What Does “A Condition Has Been Identified” by the IRS Mean?
Demystify the IRS phrase "A condition has been identified." Get a clear, step-by-step guide to reading your official notice and submitting your required response.
Demystify the IRS phrase "A condition has been identified." Get a clear, step-by-step guide to reading your official notice and submitting your required response.
The phrase “A condition has been identified” is a bureaucratic signal from the Internal Revenue Service (IRS) that a discrepancy exists in a taxpayer’s account or return. This notification is typically found within official IRS correspondence, such as a physical letter or notice, or displayed as an error message within an IRS online service portal. The condition signals that the agency’s automated processing systems have flagged a potential issue requiring clarification or action before a tax return can be fully processed.
Receiving this message does not necessarily mean a taxpayer is facing a formal audit, which is a deeper, comprehensive examination of books and records. Instead, it indicates a systemic check has failed, pointing to a mismatch in reported data or a verification requirement. Taxpayers must address the identified condition promptly to prevent the IRS from unilaterally adjusting the tax liability or initiating collection procedures.
The IRS uses the term “condition” to describe a state of non-compliance, a need for verification, or an error that its automated systems have discovered. This is neutral language that triggers a standardized response protocol, rather than an immediate accusation of fraud or intentional misreporting. The most common notices, such as the CP2000, are generated by the Automated Underreporter (AUR) program, which compares third-party information to the taxpayer’s return.
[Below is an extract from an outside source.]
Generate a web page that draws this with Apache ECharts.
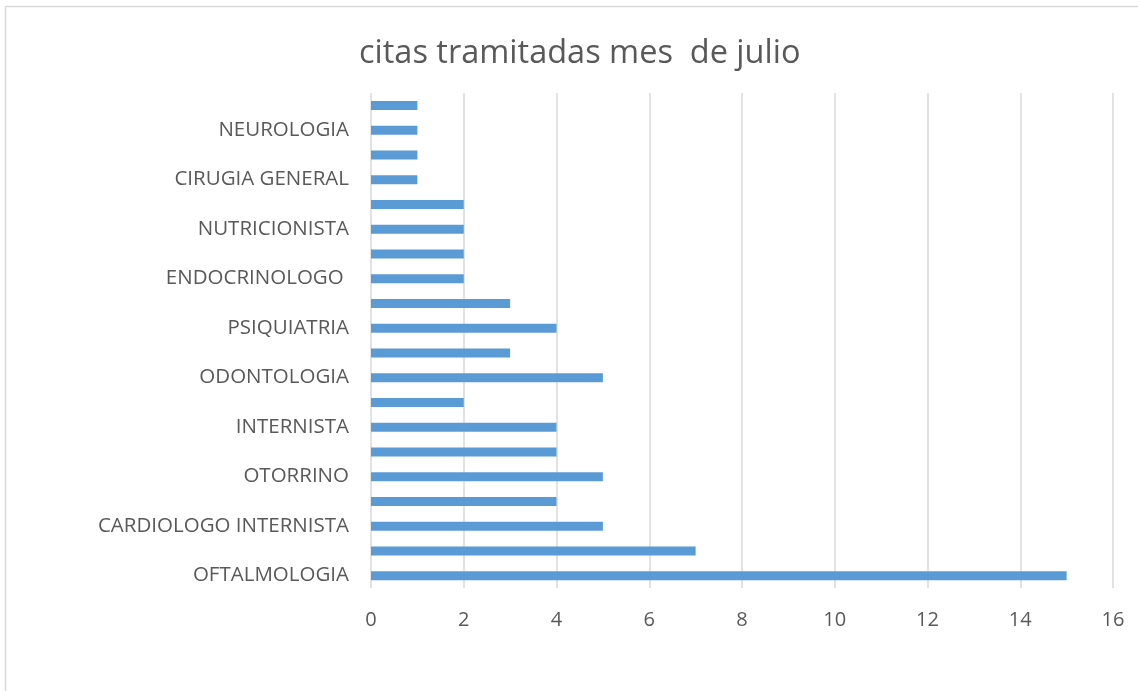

This automated flag is distinct from a full-scale audit, which is generally initiated with a formal audit letter and involves a deeper examination by a human examiner or revenue agent. A condition identified by the system usually pertains to a specific line item, while an audit can review the entire return or multiple years. Addressing the condition often involves providing documentation or a simple explanation, whereas an audit requires a more extensive substantiation process.
The conditions identified by the IRS fall into one of four categories, driven by the agency’s data-matching programs. One prominent issue is the Verification Issue, where income reported by third parties does not match the amount reported by the taxpayer. For example, a Form 1099-NEC may show income that the taxpayer failed to report on their Schedule C.
Another frequent trigger is Missing Information, such as the failure to attach a required schedule or statement to the Form 1040. Taxpayers with foreign financial assets may trigger a condition if they do not include the mandatory reporting form. The system also flags Calculation Errors, which are simple mathematical mistakes often resulting in a CP11 or CP12 notice.
Finally, Eligibility Discrepancies arise when the IRS data suggests a taxpayer does not meet the basic requirements for a claimed credit or deduction. For example, a taxpayer claiming the Earned Income Tax Credit (EITC) might receive a condition notice if residency requirements are not confirmed. These discrepancies often require the taxpayer to prove their eligibility with specific documentation.
The most critical step upon receiving any IRS correspondence is to immediately locate the Notice Number or Letter Number, typically found in the upper right-hand corner of the first page. This code (e.g., CP2000, CP14, or Letter 566) is the key to understanding the exact nature of the identified condition and the required response. The notice number dictates the specific IRS department handling the issue, the statutory authority for the inquiry, and the necessary response package.
The notice will also clearly state the Response Deadline from the date printed on the letter. Ignoring this deadline allows the IRS to automatically assess the proposed tax, penalties, and interest. You must also find the section detailing the specific identified condition, which will often list the discrepancy by tax year and relevant line item.
The CP2000 notice, for instance, is an Underreporter Inquiry that proposes changes to your tax liability based on mismatched income data. This notice details the income reported by the third party versus the amount you reported, along with the proposed additional tax and any accuracy-related penalty. Carefully reviewing the notice prevents a default assessment and ensures you challenge any incorrect information before it becomes a final tax bill.
Once the notice number and the specific condition are understood, the taxpayer must formulate a clear and timely response package. There are two primary avenues for resolution: agreeing with the IRS assessment or disagreeing and submitting supporting documentation. If you agree with the assessment, you must sign the response form included with the notice and remit payment for the balance due, or contact the IRS to set up an installment agreement.
If you disagree, you must prepare a written statement explaining your position, citing relevant tax law, and attaching only copies of all supporting documents. Never send original documents to the IRS, as they may not be returned. The package should also include the response form from the notice, marked to indicate disagreement with the proposed changes.
The complete response package must be mailed back to the address specified on the notice, which is usually a specific campus location. Send the response via Certified Mail with a Return Receipt Requested. This provides proof of timely mailing and delivery, protecting the taxpayer against claims of missing the statutory response deadline.